Good news for job hunters: Unemployment is expected to continue its steady decline in the coming months. The national unemployment rate will fall from 5.3 percent to 5.2 percent in July and reach 4.7 percent in December, according to projections from Regis Barnichon, an economist at the Barcelona Graduate School of Economics.
That’s consistent with the slow but steady pace of the economic recovery. Last July, the unemployment rate stood nearly a percentage point higher than it is today, and in July 2013 it was two percentage points above the current rate. Unemployment peaked at 10 percent during the recession, in October 2009.
Some key indicators suggest an improving labor market.
Earlier this month, the number of Americans filing initial applications for unemployment insurance hit a 42-year low. Meanwhile, 223,000 Americans found work last month, according to the Bureau of Labor Statistics, and payroll processor ADP said that companies added 237,000 jobs in June, the most since December. The federal government’s July jobs report -- to be released next Friday -- is expected to show further payroll growth. The economy has added nearly 3 million jobs in the past year.

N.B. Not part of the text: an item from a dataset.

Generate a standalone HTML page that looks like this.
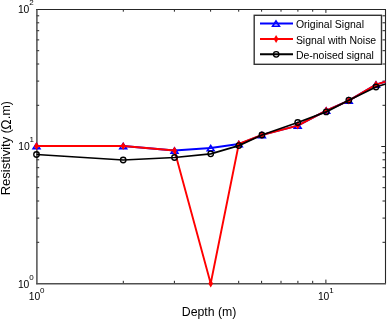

However, some significant signs of weakness persist. Wage growth remains effectively stagnant, with average hourly earnings inching up by a meager 2 percent over the last year. At the same time, labor force participation remains historically low. Last month’s figure -- 62.6 percent -- was the lowest the number has been since 1977. The large numbers of Americans who have given up looking for work altogether have helped drive the declining unemployment rate.
Modest wage increases in the private sector and minimum pay hikes on the city and state levels have generated attention. At the same time, they aren’t expected to leave any substantial mark on national employment figures or wage growth just yet.